The ROBO Global Robotics and Automation Index ETF offers diversified thematic exposure to industrial automation and robotics via 77 holdings with a balanced mix of large, mid and small caps and roughly 56% of assets in non-U.S. companies. An analyst assigns a Buy rating and recommends a 3%–5% portfolio allocation, citing secular tailwinds from reindustrialization and automation investment trends (projected at $4.7 trillion) that support long-term thematic growth; the fund is positioned as a long-term satellite holding rather than a vehicle for near-term AI-driven alpha.

Analysis

Market structure: Winners are industrial-automation hardware/software leaders (e.g., ROK, CGNX), semiconductor suppliers and systems integrators that capture installation and recurring-service revenue; losers are low-skill, labor-intensive manufacturing and legacy OEM suppliers that lack retrofit/service programs. Competitive dynamics favor incumbents with global install bases and software that scales margins, so expect pricing power concentration in top 20–30 names and dispersion across the rest of ROBO’s 77 holdings. Supply/demand & cross-asset: The secular reindustrialization/capex tailwind (multi‑trillion dollar multi‑year TAM) supports stronger demand for semiconductors, industrial metals (copper, rare earths) and corporate borrowing — expect modest tightening in high‑grade industrial credit spreads and upward pressure on inflation breakevens if capex accelerates.
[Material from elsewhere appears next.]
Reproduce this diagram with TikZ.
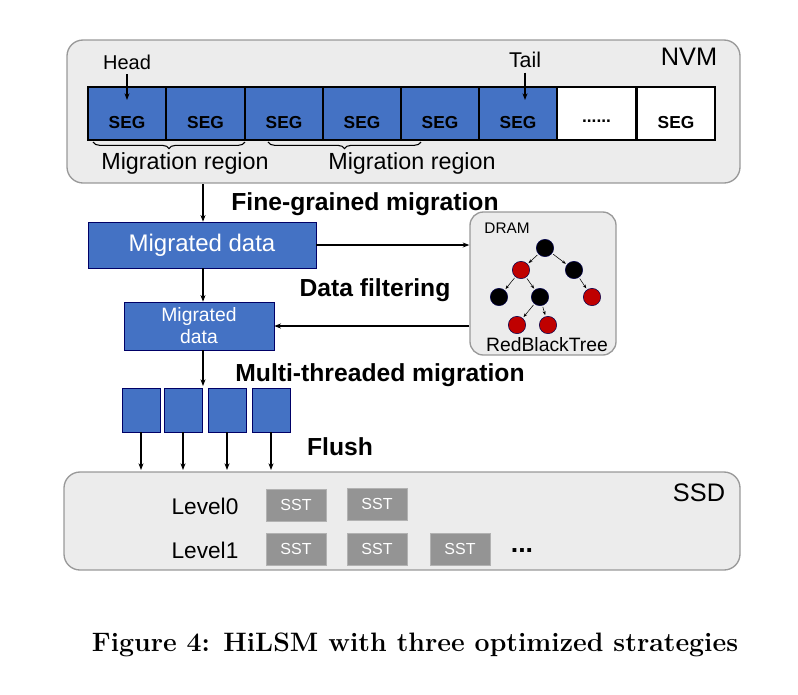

In the near term (0–6 months) demand is rate‑sensitive; higher-for-longer rates could delay projects and compress small‑cap valuations inside ROBO. Risk assessment & catalysts: Tail risks include export controls on advanced robotics, a recession that cuts capital budgets (>10% capex decline scenario), or renewed semiconductor shortages that push delivery timelines 6–12 months. Key catalysts are quarterly industrial‑capex guidance, US/China trade policy announcements, CHIPS/infrastructure funding flows and monthly manufacturing PMIs — materially positive signals are 6‑12 month capex guidance upgrades >10% or IP growth >1.5% MoM. Trade implications & contrarian view: Consensus underestimates durability of re‑shoring capex but overestimates near‑term adoption speed; hardware winners may be underpriced relative to long‑duration small caps inside ROBO that will reprice if credit tightens. Watch valuation dispersion: if ROBO outperforms XLI by >10% in 6 months, rotate into defensive industrials; conversely, a 8–12% pullback in ROBO is a tactical buy window for satellite allocations.